Bell is also providing the portal Vancouver2010.com by hosting, connecting, distributing, and providing the content management platform for the site. “So we’re very much a large, large component of Vanouver2010.com,” said Webb.
The investment by Bell in services for the Games is valued at $60 million, which includes voice, data, internet, PCS, radio, cabling, hosting, content distribution.
Bell decided on a converged IP network to ensure simplicity and flexibility for the Games duration of 17 days and a customer base from around the world, said Webb. “A 10-meg internet circuit may not be the same in Germany, in Japan, in Canada,” said Webb.
Bell recently underwent a technical rehearsal to simulate the impact of various events on network capacity, said Webb. Other non-technical rehearsals covered potential events like evacuation, H1N1 and injuries.
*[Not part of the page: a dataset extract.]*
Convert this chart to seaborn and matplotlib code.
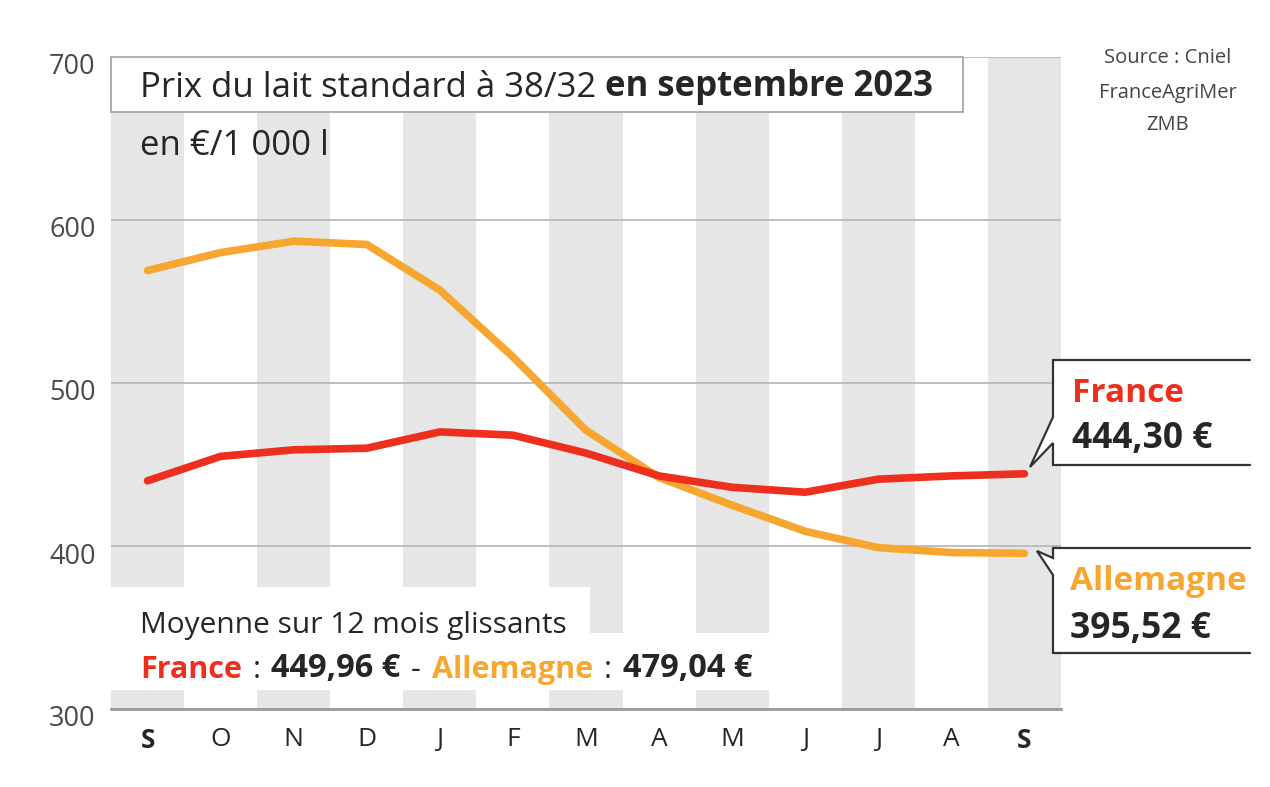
import matplotlib
matplotlib.use('Agg')
import matplotlib.pyplot as plt
import matplotlib.transforms as mtransforms
from matplotlib.lines import Line2D
from matplotlib.patches import Polygon, Rectangle
import pandas as pd
import seaborn as sns

# data
mois = ['S', 'O', 'N', 'D', 'J', 'F', 'M', 'A', 'M', 'J', 'J', 'A', 'S']
france = [440, 455, 459, 460, 470, 468, 457, 443, 436, 433, 441, 443, 444.3]
allemagne = [569, 580, 587, 585, 557, 516, 471, 442, 425, 409, 399, 396, 395.5]
yticks = [300, 400, 500, 600, 700]
moy_france = '449,96 €'
moy_allemagne = '479,04 €'
dernier_france = '444,30 €'
dernier_allemagne = '395,52 €'
sources = ['Source : Cniel', 'FranceAgriMer', 'ZMB']

RED = '#EF2F1E'
ORANGE = '#F7A630'
DARK = '#262626'
BAND = '#E6E6E6'

sns.set_style('white')
plt.rcParams['font.family'] = ['Open Sans', 'DejaVu Sans']

W, H = 1270, 787
fig = plt.figure(figsize=(W / 100, H / 100), dpi=100)
ax = fig.add_axes([111 / W, 1 - 709 / H, 950 / W, 652 / H])


def px(x, y):
    # pixel position (from top left) -> figure fraction
    return x / W, 1 - y / H


# alternate grey month bands
for i in range(0, len(mois), 2):
    ax.axvspan(i - 0.5, i + 0.5, color=BAND, lw=0, zorder=0)

df = pd.DataFrame({
    'idx': list(range(len(mois))) * 2,
    'prix': allemagne + france,
    'pays': ['Allemagne'] * len(mois) + ['France'] * len(mois),
})
sns.lineplot(data=df, x='idx', y='prix', hue='pays',
             palette={'France': RED, 'Allemagne': ORANGE},
             linewidth=5.5, legend=False, ax=ax, zorder=3,
             solid_capstyle='round', solid_joinstyle='round')

ax.set_xlim(-0.5, len(mois) - 0.5)
ax.set_ylim(300, 700)
ax.set_xlabel('')
ax.set_ylabel('')
ax.set_yticks(yticks)
ax.set_xticks(range(len(mois)), mois)
ax.set_axisbelow(True)
ax.yaxis.grid(True, color='#B9B9B9', lw=1.3)
ax.xaxis.grid(False)
sns.despine(ax=ax, left=True)
ax.spines['bottom'].set_color('#9A9A9A')
ax.spines['bottom'].set_linewidth(2)

ax.tick_params(axis='y', length=0, labelsize=19.5, labelcolor='#4A4A4A', pad=11)
ax.tick_params(axis='x', length=0, labelsize=19, labelcolor=DARK, pad=13)
xl = ax.get_xticklabels()
xl[0].set_fontweight('bold')
xl[-1].set_fontweight('bold')
off = mtransforms.ScaledTranslation(0, -0.07, fig.dpi_scale_trans)
for lab in ax.get_yticklabels():
    lab.set_transform(lab.get_transform() + off)

# white boxes (title at top, averages at bottom)
x0, y0 = px(111, 112)
x1, y1 = px(963, 57)
ax.add_patch(Rectangle((x0, y0), x1 - x0, y1 - y0, transform=fig.transFigure,
                       facecolor='white', edgecolor='#A8A8A8', lw=1.3, zorder=2,
                       clip_on=False))
x0, y0 = px(111, 633)
x1, y1 = px(590, 587)
ax.add_patch(Rectangle((x0, y0), x1 - x0, y1 - y0, transform=fig.transFigure,
                       facecolor='white', lw=0, zorder=2))
x0, y0 = px(111, 690)
x1, y1 = px(774, 633)
ax.add_patch(Rectangle((x0, y0), x1 - x0, y1 - y0, transform=fig.transFigure,
                       facecolor='white', lw=0, zorder=2))


def chain(first, pieces):
    prev = first
    for s, gap, kw in pieces:
        prev = ax.annotate(s, xy=(1, 0), xycoords=prev, xytext=(gap, 0),
                           textcoords='offset points', va='bottom', ha='left',
                           annotation_clip=False, zorder=5, **kw)
    return prev


t = fig.text(*px(140, 97), 'Prix du lait standard à 38/32', fontsize=25,
             color=DARK, va='baseline', ha='left', zorder=5)
chain(t, [('en septembre 2023', 6, dict(fontsize=25, color=DARK, fontweight='bold'))])
fig.text(*px(140, 155), 'en €/1 000 l', fontsize=25, color=DARK,
         va='baseline', ha='left')

fig.text(*px(140, 633), 'Moyenne sur 12 mois glissants', fontsize=21.5,
         color=DARK, va='baseline', ha='left', zorder=5)
t = fig.text(*px(140, 678), 'France', fontsize=22, color=RED,
             fontweight='bold', va='baseline', ha='left', zorder=5)
reg = dict(fontsize=22, color=DARK)
bold = dict(fontsize=23.5, color=DARK, fontweight='bold')
chain(t, [(':', 7.5, reg), (moy_france, 8, bold), ('-', 7.5, reg),
          ('Allemagne', 8, dict(fontsize=22, color=ORANGE, fontweight='bold')),
          (':', 7.5, reg), (moy_allemagne, 8, bold)])

for s, y in zip(sources, [58, 93, 125]):
    fig.text(*px(1168, y), s, fontsize=14.5, color='#444444',
             ha='center', va='center')


# callouts on the right
def callout(pts):
    fx = [p[0] / W for p in pts]
    fy = [1 - p[1] / H for p in pts]
    fig.add_artist(Polygon(list(zip(fx, fy)), closed=True, transform=fig.transFigure,
                           facecolor='white', lw=0, zorder=4))
    fig.add_artist(Line2D(fx, fy, transform=fig.transFigure, color='#333333',
                          lw=1.6, zorder=5, solid_joinstyle='miter'))


callout([(1250, 360), (1053, 360), (1053, 417), (1030, 467), (1053, 443),
         (1053, 465), (1250, 465)])
callout([(1250, 548), (1053, 548), (1053, 558), (1037, 551), (1053, 575),
         (1053, 653), (1250, 653)])

fig.text(*px(1072, 402), 'France', fontsize=24, fontweight='bold', color=RED,
         va='baseline', ha='left', zorder=6)
fig.text(*px(1072, 448), dernier_france, fontsize=25.5, fontweight='bold',
         color=DARK, va='baseline', ha='left', zorder=6)
fig.text(*px(1070, 590), 'Allemagne', fontsize=24, fontweight='bold',
         color=ORANGE, va='baseline', ha='left', zorder=6)
fig.text(*px(1070, 638), dernier_allemagne, fontsize=25.5, fontweight='bold',
         color=DARK, va='baseline', ha='left', zorder=6)

fig.savefig('out.png', dpi=100, facecolor='white')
The fixed deadline of Friday, Feb. 12 at 5 p.m. Vancouver time, when the Games begin, presents a “tremendous challenge” to Bell, not to mention the fact that the project has grown in a manner akin to a startup expanding to an enterprise with 30,000 employees, said Stephane Boisvert, president of Bell Business Markets.
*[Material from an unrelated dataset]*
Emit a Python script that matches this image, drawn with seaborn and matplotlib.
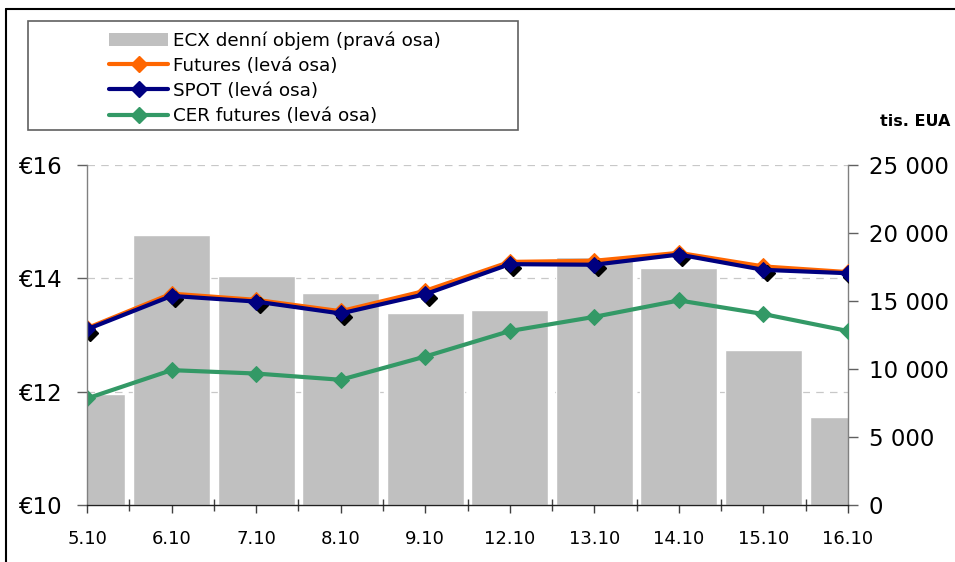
import numpy as np
import pandas as pd
import matplotlib
matplotlib.use("Agg")
import matplotlib.pyplot as plt
import matplotlib.transforms as mtransforms
from matplotlib.patches import Rectangle, Patch
from matplotlib.lines import Line2D
from matplotlib.ticker import FuncFormatter, FixedLocator
import seaborn as sns

# ── data ─────────────────────────────────────────────────────────────────────
DNY = ["5.10", "6.10", "7.10", "8.10", "9.10", "12.10", "13.10", "14.10", "15.10", "16.10"]
OBJEM = [8150, 19850, 16850, 15600, 14100, 14350, 18250, 17450, 11400, 6500]     # tis. EUA
FUTURES = [13.12, 13.73, 13.62, 13.42, 13.78, 14.29, 14.31, 14.45, 14.21, 14.11]
SPOT = [13.10, 13.69, 13.59, 13.38, 13.72, 14.25, 14.24, 14.42, 14.15, 14.09]
CER = [11.88, 12.38, 12.32, 12.21, 12.62, 13.07, 13.32, 13.61, 13.37, 13.07]
LEVE_TICKY = [10, 12, 14, 16]
PRAVE_TICKY = [0, 5000, 10000, 15000, 20000, 25000]

LABELS = ["ECX denní objem (pravá osa)", "Futures (levá osa)",
          "SPOT (levá osa)", "CER futures (levá osa)"]
COLORES = {"objem": "#C0C0C0", "futures": "#FF6600", "spot": "#000080", "cer": "#339966"}

df = pd.DataFrame({"pos": np.arange(len(DNY)), "den": DNY, "objem": OBJEM,
                   "futures": FUTURES, "spot": SPOT, "cer": CER})

sns.set_style("white")
plt.rcParams["font.family"] = ["DejaVu Sans"]
plt.rcParams["text.color"] = "black"
plt.rcParams["xtick.labelcolor"] = "black"
plt.rcParams["ytick.labelcolor"] = "black"

W, H = 955, 562
fig = plt.figure(figsize=(W / 100, H / 100), dpi=100)
ax = fig.add_axes([87 / W, 1 - 505 / H, (848 - 87) / W, (505 - 165) / H])
ax2 = ax.twinx()

# lines above the bars
ax.set_zorder(ax2.get_zorder() + 1)
ax.patch.set_visible(False)

# ── sloupce: denní objem (pravá osa) ──
sns.barplot(data=df, x="pos", y="objem", native_scale=True, ax=ax2,
            color=COLORES["objem"], saturation=1, width=0.91, errorbar=None)

# gridlines of the left axis, drawn behind the bars
grid_tr = mtransforms.blended_transform_factory(ax2.transAxes, ax.transData)
for v in LEVE_TICKY[1:]:
    ax2.plot([0, 1], [v, v], transform=grid_tr, color="#C8C8C8", lw=0.9,
             ls=(0, (6, 5)), zorder=0)

# ── lines (levá osa) ──
lw, ms = 3.0, 8.5
sns.lineplot(data=df, x="pos", y="futures", ax=ax, color=COLORES["futures"],
             marker="D", markersize=ms, markeredgecolor=COLORES["futures"], linewidth=lw)
shadow = ax.transData + mtransforms.ScaledTranslation(2.5 / 72, -2.5 / 72, fig.dpi_scale_trans)
ax.plot(df["pos"], df["spot"], ls="none", marker="D", markersize=ms, color="black",
        transform=shadow)
sns.lineplot(data=df, x="pos", y="spot", ax=ax, color=COLORES["spot"],
             marker="D", markersize=ms, markeredgecolor=COLORES["spot"], linewidth=lw)
sns.lineplot(data=df, x="pos", y="cer", ax=ax, color=COLORES["cer"],
             marker="D", markersize=ms, markeredgecolor=COLORES["cer"], linewidth=lw)

# ── osy ──
ax.set_xlim(0, len(DNY) - 1)
ax.set_ylim(LEVE_TICKY[0], LEVE_TICKY[-1])
ax2.set_ylim(PRAVE_TICKY[0], PRAVE_TICKY[-1])
ax.set_xlabel("")
ax.set_ylabel("")
ax2.set_ylabel("")

ax.set_xticks(df["pos"])
ax.set_xticklabels(DNY, fontsize=13)
ax.xaxis.set_minor_locator(FixedLocator(df["pos"][:-1] + 0.5))
ax.tick_params(axis="x", which="major", direction="out", length=6, width=1,
               color="#404040", pad=12, bottom=True)
ax.tick_params(axis="x", which="minor", direction="inout", length=8, width=1,
               color="#404040", bottom=True)

ax.set_yticks(LEVE_TICKY)
ax.yaxis.set_major_formatter(FuncFormatter(lambda v, p: f"€{v:.0f}"))
ax.tick_params(axis="y", direction="out", length=7, width=1, color="#606060",
               labelsize=16.5, pad=11, left=True)

ax2.set_yticks(PRAVE_TICKY)
ax2.yaxis.set_major_formatter(FuncFormatter(lambda v, p: f"{v:,.0f}".replace(",", " ")))
ax2.tick_params(axis="y", direction="out", length=7, width=1, color="#606060",
                labelsize=16.5, pad=8, right=True)

for s in ["top", "right"]:
    ax.spines[s].set_visible(False)
ax.spines["left"].set_color("#808080")
ax.spines["bottom"].set_color("#202020")
for s in ["top", "left", "bottom"]:
    ax2.spines[s].set_visible(False)
ax2.spines["right"].set_color("#808080")
for sp in list(ax.spines.values()) + list(ax2.spines.values()):
    sp.set_linewidth(1)

fig.text(950 / W, 1 - 122 / H, "tis. EUA", ha="right", va="center",
         fontsize=11.5, fontweight="bold")

# ── legenda ──
handles = [Patch(facecolor=COLORES["objem"], edgecolor="none"),
           Line2D([], [], color=COLORES["futures"], lw=lw, marker="D", markersize=ms),
           Line2D([], [], color=COLORES["spot"], lw=lw, marker="D", markersize=ms),
           Line2D([], [], color=COLORES["cer"], lw=lw, marker="D", markersize=ms)]
fig.legend(handles, LABELS, loc="upper left", bbox_to_anchor=(100 / W, 1 - 22 / H),
           frameon=False, fontsize=13.2, borderpad=0, labelspacing=0.39,
           handlelength=3.2, handletextpad=0.3, handleheight=0.75)
fig.add_artist(Rectangle((28 / W, 1 - 130 / H), (518 - 28) / W, (130 - 21) / H,
                         transform=fig.transFigure, fill=False,
                         edgecolor="#606060", lw=1.2))

# outer frame (top and left only)
fig.add_artist(Line2D([6 / W, 6 / W], [0, 1 - 9 / H], color="black", lw=1.5,
                      transform=fig.transFigure))
fig.add_artist(Line2D([6 / W, 1], [1 - 9 / H, 1 - 9 / H], color="black", lw=1.5,
                      transform=fig.transFigure))

fig.savefig("out.png", dpi=100)
plt.close(fig)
“When you get to that size of the number of employees, you get suddenly from a startup to a Fortune 500 type business,” said Boisvert.
VANOC (Vancouver Organizing Committee) is a microcosm of industries including health care for drug-testing centres and athlete health records, and retail for ticket sales.
Bell Canada sought to learn as much as it could from the service providers of former Games in Salt Lake City, Torino and Beijing. “Wherever possible, we have gleaned that from past Games,” said Webb.
Nortel is a preferred supplier for Bell’s services infrastructure for the Games, yet there has not been a negative impact by changes to Nortel’s business, noted Webb.
Equipment necessary for the Games was purchased in advance from Nortel, said Webb. “We have everything we need from Nortel either deployed or in a warehouse,” said Webb.
Bell has also locked on every software release such that no new versions or patches are required, said Webb. And, Nortel is providing level three technical expertise for the Games, a source of support to which Bell will continue to have access, added Webb.
But while Surtees said Bell probably does have the situation under control, the changes to Nortel’s business must have caused a stir.
“I would think it would have to be a source of some consternation,” said Surtees.